## Records supplied
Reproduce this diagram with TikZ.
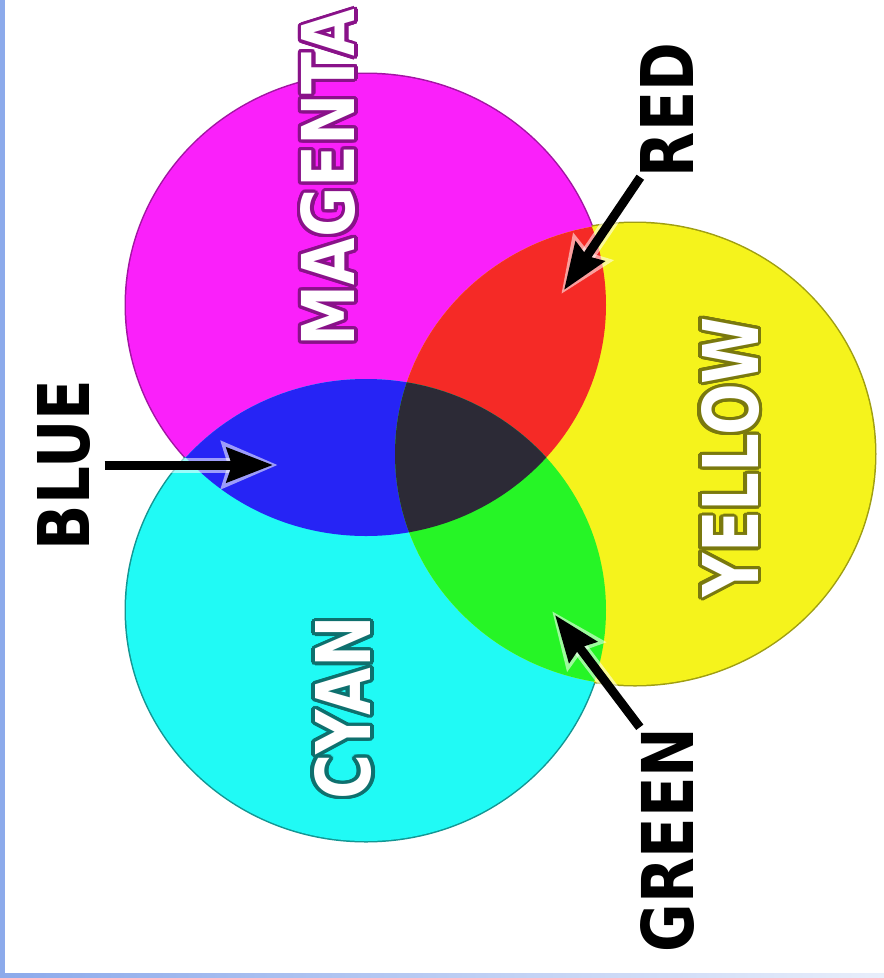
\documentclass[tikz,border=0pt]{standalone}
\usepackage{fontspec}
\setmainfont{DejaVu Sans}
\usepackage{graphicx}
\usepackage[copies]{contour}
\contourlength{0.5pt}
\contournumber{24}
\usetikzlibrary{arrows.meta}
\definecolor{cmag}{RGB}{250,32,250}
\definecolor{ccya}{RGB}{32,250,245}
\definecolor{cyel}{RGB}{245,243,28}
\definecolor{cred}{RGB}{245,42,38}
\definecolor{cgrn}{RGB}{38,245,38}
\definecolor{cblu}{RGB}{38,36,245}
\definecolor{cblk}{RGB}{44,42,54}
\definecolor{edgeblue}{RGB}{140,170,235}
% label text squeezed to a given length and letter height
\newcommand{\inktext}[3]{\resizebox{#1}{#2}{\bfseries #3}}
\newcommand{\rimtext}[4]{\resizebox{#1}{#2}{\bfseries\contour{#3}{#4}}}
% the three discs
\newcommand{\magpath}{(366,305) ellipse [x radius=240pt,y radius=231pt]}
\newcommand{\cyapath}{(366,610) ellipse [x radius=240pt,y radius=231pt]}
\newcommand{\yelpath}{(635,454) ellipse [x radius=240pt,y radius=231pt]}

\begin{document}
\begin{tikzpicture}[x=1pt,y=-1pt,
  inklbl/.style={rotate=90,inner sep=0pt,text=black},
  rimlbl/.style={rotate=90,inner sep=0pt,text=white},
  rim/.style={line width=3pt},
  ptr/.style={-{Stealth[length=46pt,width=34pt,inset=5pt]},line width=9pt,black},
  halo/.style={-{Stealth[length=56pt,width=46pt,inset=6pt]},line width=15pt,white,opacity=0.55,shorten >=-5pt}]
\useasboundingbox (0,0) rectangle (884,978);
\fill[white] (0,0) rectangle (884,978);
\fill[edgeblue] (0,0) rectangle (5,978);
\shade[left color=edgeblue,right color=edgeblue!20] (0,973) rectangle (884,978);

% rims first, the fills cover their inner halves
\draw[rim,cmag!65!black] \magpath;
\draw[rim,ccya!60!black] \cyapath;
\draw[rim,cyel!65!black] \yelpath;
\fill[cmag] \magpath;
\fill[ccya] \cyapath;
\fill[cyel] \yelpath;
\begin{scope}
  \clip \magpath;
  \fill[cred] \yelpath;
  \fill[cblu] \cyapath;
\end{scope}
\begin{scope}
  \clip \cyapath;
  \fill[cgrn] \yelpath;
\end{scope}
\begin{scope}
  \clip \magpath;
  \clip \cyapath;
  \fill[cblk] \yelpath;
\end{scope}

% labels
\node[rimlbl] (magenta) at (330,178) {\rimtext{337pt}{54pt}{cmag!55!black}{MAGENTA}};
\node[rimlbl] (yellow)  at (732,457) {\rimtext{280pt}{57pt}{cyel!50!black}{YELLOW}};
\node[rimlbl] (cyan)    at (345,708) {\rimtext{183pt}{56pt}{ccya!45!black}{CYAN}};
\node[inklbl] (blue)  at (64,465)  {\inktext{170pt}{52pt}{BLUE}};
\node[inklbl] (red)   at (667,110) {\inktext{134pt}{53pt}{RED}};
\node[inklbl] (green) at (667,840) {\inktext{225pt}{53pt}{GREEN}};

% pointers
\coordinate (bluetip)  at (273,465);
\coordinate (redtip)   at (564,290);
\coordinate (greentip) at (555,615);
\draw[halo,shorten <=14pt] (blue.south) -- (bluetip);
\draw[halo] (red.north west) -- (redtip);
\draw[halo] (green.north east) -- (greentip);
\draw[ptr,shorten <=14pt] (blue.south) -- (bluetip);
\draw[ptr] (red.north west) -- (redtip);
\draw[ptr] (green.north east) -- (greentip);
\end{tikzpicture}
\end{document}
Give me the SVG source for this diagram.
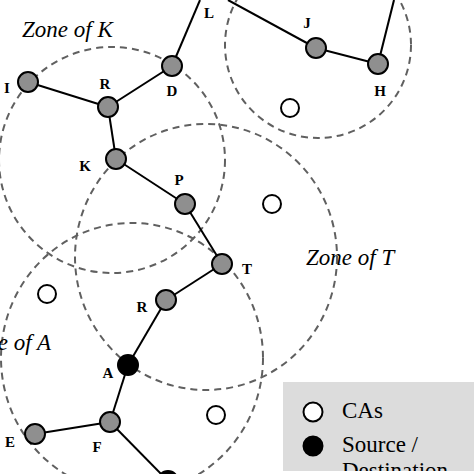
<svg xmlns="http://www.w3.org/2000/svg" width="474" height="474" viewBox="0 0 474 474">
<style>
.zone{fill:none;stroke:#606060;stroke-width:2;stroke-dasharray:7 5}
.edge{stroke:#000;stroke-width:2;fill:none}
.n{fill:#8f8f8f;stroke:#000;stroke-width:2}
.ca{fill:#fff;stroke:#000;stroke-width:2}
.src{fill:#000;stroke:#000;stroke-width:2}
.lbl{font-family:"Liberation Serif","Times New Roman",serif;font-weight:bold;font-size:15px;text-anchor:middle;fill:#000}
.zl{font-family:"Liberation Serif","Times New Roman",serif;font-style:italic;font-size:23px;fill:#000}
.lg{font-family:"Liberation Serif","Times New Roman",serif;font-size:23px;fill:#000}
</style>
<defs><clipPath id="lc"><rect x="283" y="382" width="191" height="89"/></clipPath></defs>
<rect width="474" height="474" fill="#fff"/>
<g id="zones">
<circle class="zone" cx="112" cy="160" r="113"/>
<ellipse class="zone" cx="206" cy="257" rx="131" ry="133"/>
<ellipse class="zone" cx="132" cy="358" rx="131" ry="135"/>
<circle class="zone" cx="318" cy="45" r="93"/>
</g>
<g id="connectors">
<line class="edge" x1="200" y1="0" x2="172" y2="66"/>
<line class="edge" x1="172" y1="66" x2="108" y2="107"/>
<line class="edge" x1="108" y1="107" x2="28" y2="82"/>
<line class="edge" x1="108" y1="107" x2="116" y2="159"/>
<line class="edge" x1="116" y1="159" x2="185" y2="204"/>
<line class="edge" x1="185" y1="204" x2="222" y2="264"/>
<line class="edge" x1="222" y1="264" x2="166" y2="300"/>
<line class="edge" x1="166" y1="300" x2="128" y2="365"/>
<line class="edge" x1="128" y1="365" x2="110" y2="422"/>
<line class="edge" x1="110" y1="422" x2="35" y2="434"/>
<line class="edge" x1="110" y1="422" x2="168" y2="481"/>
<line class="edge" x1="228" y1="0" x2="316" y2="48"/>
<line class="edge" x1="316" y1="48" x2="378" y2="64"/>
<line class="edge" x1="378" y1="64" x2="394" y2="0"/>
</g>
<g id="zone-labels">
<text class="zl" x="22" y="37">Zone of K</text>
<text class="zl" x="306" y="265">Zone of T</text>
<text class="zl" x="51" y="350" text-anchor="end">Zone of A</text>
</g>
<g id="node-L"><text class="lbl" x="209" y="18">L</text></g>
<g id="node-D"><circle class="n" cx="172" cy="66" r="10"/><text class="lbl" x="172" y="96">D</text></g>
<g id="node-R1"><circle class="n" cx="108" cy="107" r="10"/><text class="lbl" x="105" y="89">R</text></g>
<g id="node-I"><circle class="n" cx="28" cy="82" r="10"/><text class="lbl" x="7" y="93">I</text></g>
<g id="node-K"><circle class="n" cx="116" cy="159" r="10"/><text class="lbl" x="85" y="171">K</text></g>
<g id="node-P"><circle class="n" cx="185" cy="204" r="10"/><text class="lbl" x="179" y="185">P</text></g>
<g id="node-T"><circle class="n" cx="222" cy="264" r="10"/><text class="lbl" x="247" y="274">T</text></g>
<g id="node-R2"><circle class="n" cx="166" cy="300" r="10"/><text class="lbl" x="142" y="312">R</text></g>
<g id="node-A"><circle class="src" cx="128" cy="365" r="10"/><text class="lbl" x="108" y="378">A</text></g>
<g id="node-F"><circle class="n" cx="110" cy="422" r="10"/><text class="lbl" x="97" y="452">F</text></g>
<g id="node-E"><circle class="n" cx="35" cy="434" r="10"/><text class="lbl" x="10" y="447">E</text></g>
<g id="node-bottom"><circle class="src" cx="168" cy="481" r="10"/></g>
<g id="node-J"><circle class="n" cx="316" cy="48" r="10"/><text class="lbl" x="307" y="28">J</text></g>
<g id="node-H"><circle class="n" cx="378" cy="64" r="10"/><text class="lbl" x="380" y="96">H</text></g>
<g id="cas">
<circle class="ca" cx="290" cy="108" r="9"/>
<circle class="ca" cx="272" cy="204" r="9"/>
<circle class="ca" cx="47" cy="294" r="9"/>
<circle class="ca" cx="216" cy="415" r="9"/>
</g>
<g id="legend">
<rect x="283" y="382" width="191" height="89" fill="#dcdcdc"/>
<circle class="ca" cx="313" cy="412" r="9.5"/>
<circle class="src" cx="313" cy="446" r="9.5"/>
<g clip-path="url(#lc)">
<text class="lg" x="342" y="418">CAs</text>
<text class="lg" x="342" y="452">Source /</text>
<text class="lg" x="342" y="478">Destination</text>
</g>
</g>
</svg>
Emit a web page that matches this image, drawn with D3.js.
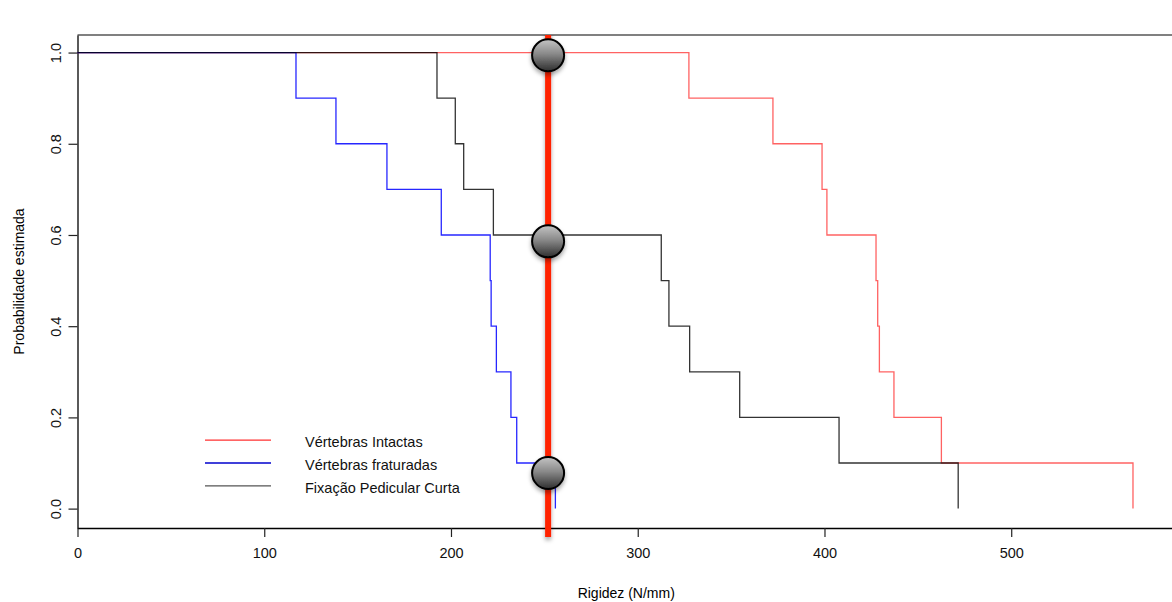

## Given request
In the records above, find each line that holds the word "with"; copy all such lines.

## Solution
Reproduce this diagram with TikZ.
Emit a web page that matches this image, drawn with D3.js.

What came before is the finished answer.